Azaña fue uno de los grandes estandartes de esa izquierda española caracterizada por una suerte de arrogancia moral que partía de una idea de superioridad respecto de quienes representaban la cosmovisión conservadora, a los que siempre despreció.

Una izquierda que se atribuía a sí misma una especie de «misión de civilización» que consistía en sacar a España de esas «tinieblas» de atraso que siempre atribuyeron a la derecha y a sus grandes referentes identitarios: la monarquía y, como no, el catolicismo.

Cuando proclamó que «España había dejado de ser católica» no aludía a ninguna realidad sociológica. Aludía a la religión como un problema político que la legislación podía y debía solucionar. Era el Estado el que debía dejar de ser católico, aunque millones de españoles fueran católicos.

El trágico retrato final de Azaña fue el de un gran intelectual que ejerció como político desde un arrogante dogmatismo

El verdadero problema que Azaña o la izquierda española en su conjunto no supieron resolver es que un cambio hacia un Estado no confesional debía venir sin que millones de católicos lo percibieran como un ataque inaceptable a sus creencias profundas. La alternativa era enfrentar a las «dos Españas».
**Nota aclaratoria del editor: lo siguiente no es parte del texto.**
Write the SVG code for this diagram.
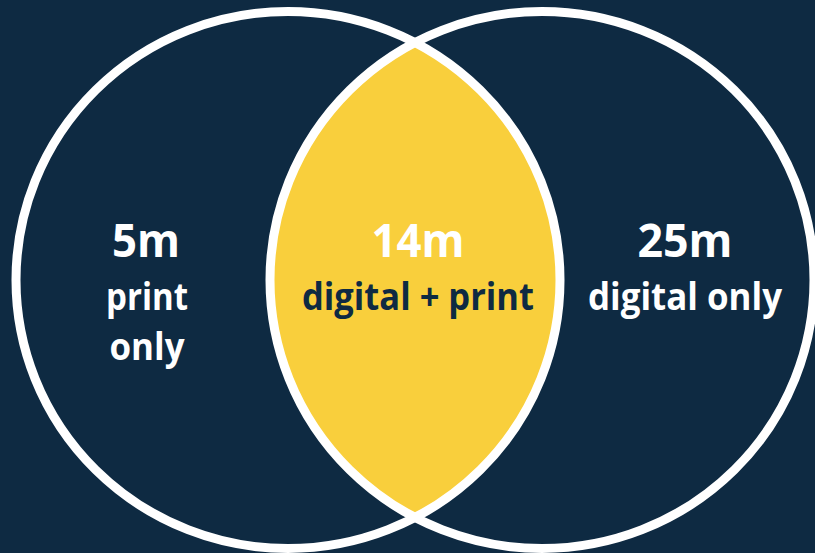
<svg xmlns="http://www.w3.org/2000/svg" width="815" height="553" viewBox="0 0 815 553">
  <style>
    .ring { fill: none; stroke: #ffffff; stroke-width: 9; }
    .num { font-family: "Open Sans", "Liberation Sans", sans-serif; font-weight: 700; font-size: 47px; text-anchor: middle; }
    .lbl { font-family: "Open Sans", "Liberation Sans", sans-serif; font-weight: 700; font-size: 38px; text-anchor: middle; }
    .light { fill: #ffffff; }
    .dark { fill: #0e2a42; }
  </style>
  <defs>
    <clipPath id="leftClip">
      <ellipse cx="288" cy="280" rx="272" ry="268.5"/>
    </clipPath>
  </defs>

  <!-- background -->
  <rect x="0" y="0" width="815" height="553" fill="#0e2a42"/>

  <!-- overlap region -->
  <g id="overlap">
    <ellipse cx="542" cy="280" rx="272" ry="268.5" fill="#f9cf3c" clip-path="url(#leftClip)"/>
  </g>

  <!-- circle outlines -->
  <g id="print-circle">
    <ellipse class="ring" cx="288" cy="280" rx="272" ry="268.5"/>
  </g>
  <g id="digital-circle">
    <ellipse class="ring" cx="542" cy="280" rx="272" ry="268.5"/>
  </g>

  <!-- labels -->
  <g id="print-only">
    <text class="num light" x="146" y="257" textLength="68" lengthAdjust="spacingAndGlyphs">5m</text>
    <text class="lbl light" x="147" y="310" textLength="82" lengthAdjust="spacingAndGlyphs">print</text>
    <text class="lbl light" x="147" y="360" textLength="75" lengthAdjust="spacingAndGlyphs">only</text>
  </g>
  <g id="digital-and-print">
    <text class="num light" x="418" y="257" textLength="93" lengthAdjust="spacingAndGlyphs">14m</text>
    <text class="lbl dark" x="418" y="310" textLength="232" lengthAdjust="spacingAndGlyphs">digital + print</text>
  </g>
  <g id="digital-only">
    <text class="num light" x="685" y="257" textLength="95" lengthAdjust="spacingAndGlyphs">25m</text>
    <text class="lbl light" x="685" y="310" textLength="194" lengthAdjust="spacingAndGlyphs">digital only</text>
  </g>
</svg>
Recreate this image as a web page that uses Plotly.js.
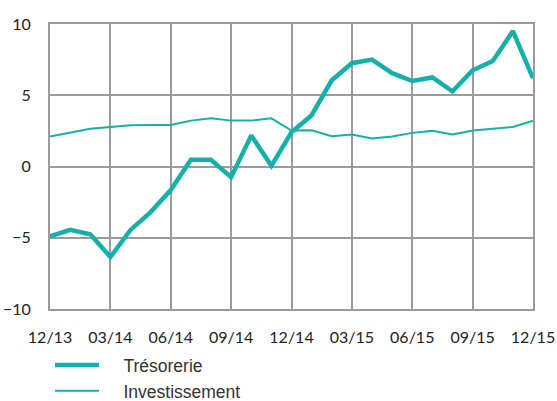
<!DOCTYPE html>
<html>
<head>
<meta charset="utf-8">
<script src="https://cdn.plot.ly/plotly-3.0.1.min.js"></script>
<style>html,body{margin:0;padding:0;background:#fff}</style>
</head>
<body>
<div id="chart" style="width:557px;height:401px"></div>
<script>
const months = ["12/13","01/14","02/14","03/14","04/14","05/14","06/14","07/14","08/14","09/14","10/14","11/14","12/14",
  "01/15","02/15","03/15","04/15","05/15","06/15","07/15","08/15","09/15","10/15","11/15","12/15"];
const tresorerie = [-4.9,-4.45,-4.75,-6.35,-4.45,-3.2,-1.65,0.47,0.47,-0.75,2.18,0.05,2.4,
  3.6,6.05,7.25,7.5,6.55,6.0,6.25,5.28,6.75,7.4,9.5,6.2];
const investissement = [2.1,2.4,2.65,2.78,2.9,2.92,2.92,3.22,3.38,3.22,3.22,3.38,2.52,
  2.54,2.12,2.24,1.96,2.1,2.36,2.5,2.24,2.52,2.64,2.78,3.22];
const tickLabels = ["12/13","03/14","06/14","09/14","12/14","03/15","06/15","09/15","12/15"];
const seriesNames = ["Trésorerie","Investissement"];

const teal = "#14b0a9";
const grid = "#9b9b9d";
const pad = "\u00A0\u00A0\u00A0\u00A0";
const data = [
  {x: months, y: tresorerie, type: "scatter", mode: "lines", name: pad + seriesNames[0],
   line: {color: teal, width: 4.5}},
  {x: months, y: investissement, type: "scatter", mode: "lines", name: pad + seriesNames[1],
   line: {color: teal, width: 2}}
];
const layout = {
  width: 557, height: 401,
  margin: {l: 50, r: 24, t: 24, b: 92, autoexpand: false},
  paper_bgcolor: "#fff", plot_bgcolor: "#fff",
  font: {family: "Lato, 'Open Sans', sans-serif", color: "#222", size: 16},
  showlegend: true,
  legend: {x: 0, xanchor: "left", y: -0.134, yanchor: "top", orientation: "v",
    font: {family: "'Liberation Sans', Arial, sans-serif", size: 17.5, color: "#333"},
    itemwidth: 44, tracegroupgap: 0, bgcolor: "rgba(0,0,0,0)"},
  xaxis: {type: "category", range: [0, 24], tickmode: "array", tickvals: tickLabels, ticktext: tickLabels,
    showgrid: true, gridcolor: grid, gridwidth: 2, showline: true, linecolor: grid, linewidth: 2, mirror: true,
    ticks: "", ticklabelstandoff: 13, zeroline: false, fixedrange: true},
  yaxis: {range: [-10, 10], dtick: 5, tickvals: [-10,-5,0,5,10],
    showgrid: true, gridcolor: grid, gridwidth: 2, showline: true, linecolor: grid, linewidth: 2, mirror: true,
    ticks: "", ticklabelstandoff: 14, zeroline: false, fixedrange: true}
};
Plotly.newPlot("chart", data, layout, {displayModeBar: false, staticPlot: true});
</script>
</body>
</html>
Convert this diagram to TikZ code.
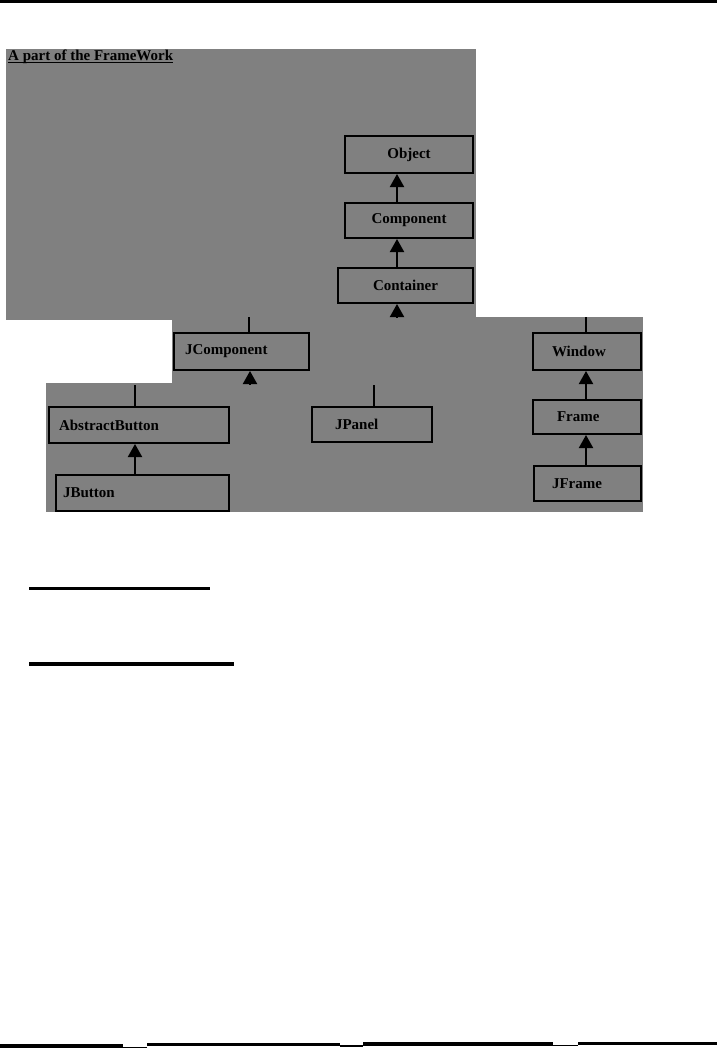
\documentclass[tikz,border=0pt]{standalone}
\usepackage{fontspec}
\setmainfont{Liberation Serif}
\usetikzlibrary{arrows.meta}
\definecolor{dgrey}{HTML}{808080}
\newcommand{\clsfont}{\fontsize{15}{18}\selectfont\bfseries}
\tikzset{
  cls/.style={draw=black, line width=2pt, fill=dgrey, inner ysep=0pt, font=\clsfont, text=black},
  ctr/.style 2 args={align=center, inner xsep=0pt, text width=#1, minimum height=#2},
  lft/.style n args={3}{align=left, inner xsep=#2, text width=#1, minimum height=#3},
  inh/.style={line width=2pt, -{Triangle[width=14pt,length=13pt]}},
  stub/.style={line width=2pt},
  rule/.style={line width=3.5pt},
}
\begin{document}
\begin{tikzpicture}[x=1pt,y=-1pt]
\useasboundingbox (0,0) rectangle (717,1049);
% top rule
\fill[black] (0,0) rectangle (717,3.3);
% grey background
\fill[dgrey] (6,49) rectangle (476,320);
\fill[dgrey] (172,317) rectangle (643,383);
\fill[dgrey] (46,383) rectangle (643,512);
% title
\node[anchor=base west, inner sep=0pt, font=\clsfont] (title) at (8,60.5) {A part of the FrameWork};
\draw[line width=1.4pt] ([yshift=-2.3pt]title.base west) -- ([yshift=-2.3pt]title.base east);
% class boxes
\node[cls, ctr={128pt}{37pt}] (obj) at (409,154.5) {Object};
\node[cls, ctr={128pt}{35pt}] (comp) at (409,220.5) {Component};
\node[cls, ctr={135pt}{35pt}] (cont) at (405.5,285.5) {Container};
\node[cls, lft={113pt}{11pt}{37pt}] (jcomp) at (241.5,351.5) {JComponent};
\node[cls, lft={70pt}{19pt}{37pt}] (win) at (587,351.5) {Window};
\node[cls, lft={60pt}{24pt}{34pt}] (frame) at (587,417) {Frame};
\node[cls, lft={71pt}{18pt}{35pt}] (jframe) at (587.5,483.5) {JFrame};
\node[cls, lft={160pt}{10pt}{36pt}] (abtn) at (139,425) {AbstractButton};
\node[cls, lft={159pt}{7pt}{36pt}] (jbtn) at (142.5,493) {JButton};
\node[cls, lft={74pt}{23pt}{35pt}] (jpanel) at (372,424.5) {JPanel};
% connector x positions and free ends
\coordinate (xa) at (397,0);
\coordinate (xw) at (586,0);
\coordinate (xb) at (135,0);
\coordinate (s0) at (397,317);
\coordinate (s1) at (249,317);
\coordinate (s2) at (250,384);
\coordinate (s3) at (586,317);
\coordinate (s4) at (374,385);
\coordinate (s5) at (135,385);
% inheritance arrows
\draw[inh] (comp.north -| xa) -- (obj.south -| xa);
\draw[inh] (cont.north -| xa) -- (comp.south -| xa);
\draw[inh] (s0) -- (cont.south -| s0);
\draw[inh] (s2) -- (jcomp.south -| s2);
\draw[inh] (frame.north -| xw) -- (win.south -| xw);
\draw[inh] (jframe.north -| xw) -- (frame.south -| xw);
\draw[inh] (jbtn.north -| xb) -- (abtn.south -| xb);
% stubs
\draw[stub] (jcomp.north -| s1) -- (s1);
\draw[stub] (win.north -| s3) -- (s3);
\draw[stub] (jpanel.north -| s4) -- (s4);
\draw[stub] (abtn.north -| s5) -- (s5);
% rules below the diagram
\draw[line width=3.3pt] (29,588.3) -- (210,588.3);
\draw[line width=4pt] (29,664) -- (234,664);
% bottom rule (stepped)
\draw[rule] (0,1046) -- (123,1046);
\draw[line width=1.2pt] (123,1047.2) -- (147,1047.2);
\draw[rule] (147,1044.7) -- (340,1044.7);
\draw[line width=1.2pt] (340,1046) -- (363,1046);
\draw[rule] (363,1044) -- (553,1044);
\draw[line width=1.2pt] (553,1045.3) -- (578,1045.3);
\draw[rule] (578,1043.3) -- (717,1043.3);
\end{tikzpicture}
\end{document}
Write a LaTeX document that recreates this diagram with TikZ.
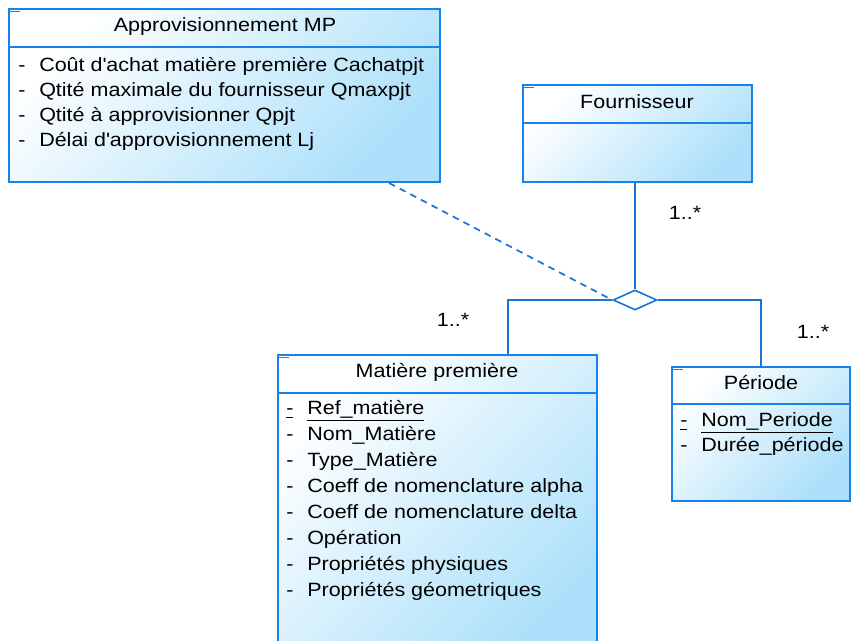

Este fue el problema. Las reformas no buscaron ningún consenso. Se hicieron como imposición de una nueva modernidad sacralizada por unos y considerada claramente lesiva por la mitad de los españoles. Azaña pecó de un dogmatismo intransigente, considerando que su cosmovisión «progresista» era la única valida y, en consecuencia, la que debía imponerse absolutamente.

El dilema era que la cosmovisión conservadora era tanto o más importante para el universo conservador español como el progresismo consideraba la suya. En este sentido, Azaña representó el paso del conflicto político e ideológico a un conflicto más radical, más profundo: el de dos cosmovisiones cada vez más incompatibles entre sí.

Una cosa es evaluar las fundamentaciones jurídicas, morales e incluso filosóficas con las que Azaña afrontó su acción política y otra muy distinta es hacerlo sobre sus resultados y comprobar sus efectos sobre la convivencia entre españoles. No hay que olvidar que solamente tres meses después de las muy polémicas elecciones de febrero de 1936 y tras la también controvertida destitución del presidente Niceto Alcalá Zamora, a quien Azaña detestaba, el político alcalaíno alcanzó la presidencia de la República.

Se puede aducir que, indudablemente, los acontecimientos sobrepasaron la capacidad de actuación de cualquier político y que la Guerra Civil fue algo difícilmente evitable. Pero también es verdad que esa alta magistratura hubiera exigido una actuación más firme y moderada, encaminada a garantizar una convivencia que se destruía inexorablemente.

En el fondo, el trágico retrato final de Azaña fue el de un gran intelectual que ejerció como político desde un arrogante dogmatismo. Desde la posición de una persona que se definía a sí misma como demócrata y liberal, pero que durante su trayectoria política estuvo lejos de serlo. Porque nunca aceptó una idea real de convivencia, que suponía una sociedad inclusiva y abierta a todos.

Él siempre consideró que la democracia y la República eran él y los que pensaban como él. De ahí que creyera que la derecha no tenía cabida en una República idealizada como revolución democrática. La transición tras la muerte de Franco, que por supuesto, no se referencia en 1975, lo aprendió muy bien. ¿Y qué aprendió?: que la democracia y la convivencia solo se consiguen desde la inclusión y la aceptación de todos. Por eso, además de muchos otros factores de intransigencia generalizada, la República fracasó en apenas cinco años y la democracia actual se encamina a cumplir el medio siglo. Si la dejan, claro.